Speculative Risks and the Failure to Establish Injury
The court considered EMC's arguments regarding potential risks from the SEC or other shareholders, determining these claims to be speculative and insufficient to demonstrate an actual injury. EMC had not provided concrete evidence that any enforcement actions were likely to arise if the proposal was excluded from the proxy materials. The court noted that the defendants pointed out the rarity of SEC interventions under Rule 14a-8, supporting their assertion that the risk of action from the SEC or shareholders was minimal. The court emphasized that for standing to be established, the alleged injury must be imminent and not merely conjectural. Consequently, the court found that EMC's failure to demonstrate a genuine risk of enforcement actions further weakened its standing, leading to the conclusion that no justiciable controversy existed.

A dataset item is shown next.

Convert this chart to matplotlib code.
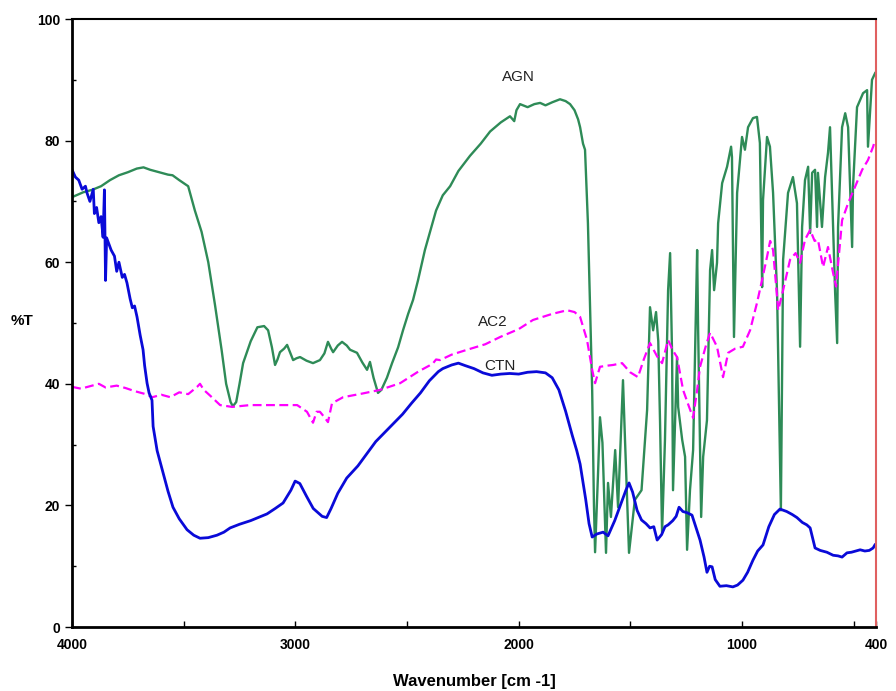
import matplotlib
matplotlib.use("Agg")
import matplotlib.pyplot as plt

# ── FTIR spectra (wavenumber cm-1, %T) ───────────────────────────────────────
ctn_wn = [4000, 3985, 3970, 3955, 3940, 3933, 3920, 3905, 3900, 3890, 3880, 3870,
          3861, 3855, 3850, 3845, 3835, 3825, 3810, 3800, 3790, 3775, 3765, 3754,
          3740, 3730, 3720, 3709, 3695, 3682, 3675, 3664, 3655, 3642, 3637, 3619,
          3592, 3570, 3548, 3520, 3485, 3455, 3427, 3390, 3351, 3320, 3292, 3250,
          3200, 3160, 3127, 3090, 3055, 3020, 3001, 2980, 2950, 2920, 2880, 2860,
          2840, 2810, 2770, 2720, 2680, 2640, 2600, 2560, 2520, 2480, 2440, 2400,
          2360, 2340, 2300, 2270, 2240, 2200, 2160, 2120, 2080, 2040, 2000, 1960,
          1920, 1880, 1850, 1820, 1790, 1760, 1740, 1725, 1700, 1685, 1671, 1650,
          1622, 1600, 1570, 1540, 1520, 1506, 1490, 1470, 1450, 1430, 1412, 1395,
          1380, 1360, 1345, 1331, 1310, 1295, 1282, 1265, 1246, 1224, 1210, 1188,
          1170, 1157, 1145, 1134, 1120, 1099, 1070, 1041, 1020, 996, 975, 951, 930,
          906, 880, 855, 830, 800, 775, 754, 730, 710, 695, 680, 673, 650, 620,
          592, 570, 552, 530, 510, 490, 471, 450, 430, 413, 405]
ctn_t = [75.2, 74, 73.5, 72, 72.5, 71.4, 70, 72, 68, 69, 66.5, 67.5,
         64.1, 71.9, 57, 64, 63, 62, 61, 58.5, 60, 57.5, 58, 56.6,
         54, 52.5, 52.8, 51, 48, 45.6, 43, 40.1, 38.5, 37.3, 33, 29,
         25.3, 22.3, 19.7, 17.8, 16, 15.1, 14.6, 14.7, 15.1, 15.6, 16.3, 16.9,
         17.5, 18.1, 18.6, 19.5, 20.4, 22.5, 24.0, 23.6, 21.5, 19.5, 18.2, 18,
         19.5, 22, 24.5, 26.5, 28.5, 30.5, 32, 33.5, 35, 36.8, 38.5, 40.5,
         42, 42.5, 43.1, 43.4, 43, 42.5, 41.8, 41.4, 41.6, 41.7, 41.6, 41.9,
         42, 41.8, 41, 39, 35.5, 31.5, 29, 26.8, 21, 17, 14.8, 15.3,
         15.6, 15, 17.5, 20.5, 22.5, 23.7, 22.2, 19.2, 17.6, 17, 16.3, 16.5,
         14.3, 15.2, 16.5, 16.8, 17.5, 18.2, 19.7, 19, 18.8, 18.4, 16.8, 14.3,
         11.5, 9, 10, 9.9, 7.8, 6.7, 6.8, 6.6, 6.9, 7.7, 9, 11, 12.5,
         13.5, 16.5, 18.5, 19.4, 19, 18.5, 18, 17.2, 16.8, 16.3, 14, 13, 12.6, 12.3,
         11.8, 11.7, 11.5, 12.2, 12.3, 12.5, 12.7, 12.5, 12.6, 13, 13.5]

agn_wn = [4000, 3950, 3910, 3870, 3830, 3790, 3750, 3710, 3680, 3650, 3610, 3570,
          3550, 3520, 3480, 3450, 3420, 3390, 3360, 3330, 3310, 3290, 3280, 3265,
          3250, 3234, 3200, 3170, 3140, 3122, 3105, 3091, 3080, 3069, 3050, 3037,
          3020, 3010, 2995, 2979, 2950, 2921, 2890, 2870, 2854, 2840, 2831, 2810,
          2791, 2770, 2755, 2724, 2700, 2679, 2666, 2650, 2630, 2615, 2590, 2567,
          2540, 2518, 2495, 2473, 2451, 2420, 2397, 2370, 2340, 2307, 2270, 2218,
          2170, 2128, 2080, 2039, 2020, 2010, 1994, 1960, 1930, 1904, 1880, 1850,
          1815, 1790, 1770, 1750, 1734, 1725, 1712, 1703, 1690, 1671, 1663, 1658,
          1645, 1636, 1625, 1609, 1600, 1587, 1568, 1555, 1533, 1524, 1506, 1480,
          1450, 1425, 1412, 1398, 1385, 1375, 1367, 1358, 1345, 1331, 1322, 1313,
          1309, 1300, 1291, 1286, 1268, 1255, 1246, 1233, 1219, 1201, 1197, 1183,
          1174, 1157, 1143, 1134, 1125, 1112, 1107, 1089, 1067, 1049, 1045, 1036,
          1022, 1000, 987, 973, 951, 933, 920, 910, 906, 888, 875, 861, 843, 826,
          816, 794, 772, 754, 740, 731, 718, 704, 695, 686, 673, 664, 660, 642,
          628, 615, 606, 597, 583, 574, 570, 552, 538, 525, 507, 503, 485, 471,
          458, 440, 436, 418, 404]
agn_t = [70.7, 71.5, 71.9, 72.5, 73.5, 74.3, 74.8, 75.4, 75.6, 75.2, 74.8, 74.4,
         74.3, 73.5, 72.5, 68.5, 65, 60, 53, 45.5, 40, 37, 36.3, 37,
         40, 43.4, 47, 49.3, 49.5, 48.8, 46, 43.1, 44, 45.2, 45.8, 46.4,
         44.8, 43.9, 44.2, 44.4, 43.8, 43.4, 43.9, 45, 46.9, 45.8, 45.2, 46.3,
         46.9, 46.3, 45.6, 45.1, 43.5, 42.3, 43.6, 41, 38.5, 39, 41, 43.4,
         46, 48.8, 51.5, 53.8, 57, 62, 65, 68.5, 71, 72.5, 75, 77.5,
         79.5, 81.5, 83, 84, 83.2, 85, 86, 85.5, 86, 86.2, 85.8, 86.3,
         86.8, 86.5, 86, 85, 83.5, 82.2, 79.5, 78.5, 66.4, 39, 20, 12.3,
         25, 34.5, 30.3, 12.2, 23.7, 18.1, 29.1, 19.7, 40.6, 30.8, 12.2, 20.9,
         22.5, 35.7, 52.6, 48.8, 51.8, 47, 33.6, 15.5, 30.8, 55.4, 61.5, 44.4,
         22.5, 33.6, 44.4, 36.2, 30.8, 28, 12.7, 22.5, 29.1, 62, 50, 18.1,
         28, 34, 58.7, 62, 55.4, 59.9, 66.4, 73, 75.7, 79, 77.3, 47.7,
         71.4, 80.6, 78.5, 82.2, 83.7, 83.9, 79.6, 55.9, 70.2, 80.6, 79, 71.4, 54.9, 19.2,
         60.4, 71.4, 74, 69.7, 46.1, 65.8, 73.5, 75.7, 64.8, 74.7, 75.2, 65.8, 74.7, 65.8,
         74, 78, 82.2, 71.4, 54.9, 46.7, 65.8, 82.2, 84.5, 82.2, 62.5, 72.4, 85.5, 86.7,
         87.8, 88.3, 79, 90, 91.1]

ac2_wn = [4000, 3960, 3920, 3880, 3850, 3800, 3760, 3720, 3700, 3670, 3640, 3600,
          3560, 3520, 3480, 3440, 3427, 3410, 3380, 3337, 3283, 3203, 3100, 2992,
          2948, 2921, 2905, 2890, 2870, 2854, 2836, 2786, 2700, 2621, 2531, 2450,
          2400, 2383, 2370, 2352, 2300, 2231, 2150, 2083, 2000, 1936, 1850, 1783,
          1750, 1725, 1694, 1671, 1658, 1636, 1600, 1577, 1537, 1501, 1466, 1440,
          1412, 1380, 1358, 1331, 1310, 1291, 1264, 1240, 1219, 1201, 1188, 1160,
          1143, 1112, 1085, 1062, 1030, 996, 964, 933, 910, 888, 874, 861, 838,
          816, 785, 760, 740, 718, 695, 675, 660, 637, 615, 592, 579, 552, 525,
          494, 462, 436, 413, 405]
ac2_t = [39.5, 39.2, 39.6, 40, 39.4, 39.7, 39.3, 38.8, 38.6, 38.3, 37.8, 38.2,
         37.8, 38.6, 38.3, 39.5, 40, 39, 38, 36.5, 36.2, 36.5, 36.5, 36.5,
         35.4, 33.6, 35.4, 35.4, 34.5, 33.7, 36.8, 37.8, 38.4, 39, 40.1, 42,
         43, 43.4, 44, 43.9, 44.8, 45.6, 46.5, 47.7, 49, 50.5, 51.5, 52.1,
         51.8, 51, 47.2, 42.3, 40.1, 42.8, 43, 43.1, 43.4, 41.9, 41.1, 44,
         46.7, 44.5, 43.4, 47.2, 45.5, 44.4, 39, 36.5, 34.4, 39, 42.8, 46.5,
         48.4, 46.1, 41.1, 45.1, 45.8, 46.1, 48.8, 53.3, 57.1, 60.9, 63.5, 62, 52.1,
         55.4, 60.4, 61.5, 59.9, 63.7, 65.3, 63.5, 63.7, 59.2, 62.5, 58.2, 56, 66.9, 69.7,
         72.4, 75.2, 76.8, 79, 80]

series_labels = ["AGN", "AC2", "CTN"]
label_pos = [(2000, 90.5), (2115, 50.2), (2083, 42.9)]

# ── Plot ──────────────────────────────────────────────────────────────────────
plt.rcParams["font.family"] = ["Liberation Sans", "DejaVu Sans"]

fig = plt.figure(figsize=(8.96, 6.91), dpi=100)
ax = fig.add_axes([0.0804, 0.0926, 0.8973, 0.8799])

ax.plot(agn_wn, agn_t, color="#2e8b57", lw=1.7)
ax.plot(ac2_wn, ac2_t, color="#ff00ff", lw=1.6, ls=(0, (4, 2)))
ax.plot(ctn_wn, ctn_t, color="#0a0ad8", lw=2.0)

for lab, (x, y) in zip(series_labels, label_pos):
    ax.text(x, y, lab, fontsize=11, ha="center", va="center", color="#222222")

ax.set_xlim(4000, 400)
ax.set_ylim(0, 100)
ax.set_xticks([4000, 3000, 2000, 1000, 400])
ax.set_xticks([3500, 2500, 1500, 500], minor=True)
ax.set_yticks([0, 20, 40, 60, 80, 100])
ax.set_yticks([10, 30, 50, 70, 90], minor=True)
ax.tick_params(axis="x", which="both", direction="in", length=4, width=1, pad=8)
ax.tick_params(axis="y", which="major", direction="out", length=5, width=1)
ax.tick_params(axis="y", which="minor", direction="in", length=3, width=1)
for lbl in ax.get_xticklabels() + ax.get_yticklabels():
    lbl.set_fontweight("bold")
    lbl.set_fontsize(10)

ax.spines["left"].set_linewidth(2)
ax.spines["bottom"].set_linewidth(2)
ax.spines["top"].set_linewidth(1.5)
ax.spines["right"].set_color("#e06060")
ax.spines["right"].set_linewidth(1.5)

ax.set_xlabel("Wavenumber [cm -1]", fontsize=12, fontweight="bold", labelpad=16)
fig.text(0.025, 0.535, "%T", fontsize=11, fontweight="bold", ha="center", va="center")

plt.savefig("out.png", dpi=100)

Conclusion on Subject Matter Jurisdiction
In conclusion, the court determined that EMC Corporation lacked standing to bring the lawsuit due to the absence of an imminent injury in fact. The defendants' irrevocable promise not to sue and the speculative nature of EMC's concerns regarding potential SEC actions contributed to the court's finding. The court asserted that without demonstrating a concrete and immediate threat, EMC could not satisfy the standing requirements necessary under Article III. As such, the court granted the defendants' motion to dismiss for lack of subject matter jurisdiction, thereby concluding the matter without addressing any other substantive claims. This decision underscored the importance of establishing a genuine case or controversy in federal court proceedings.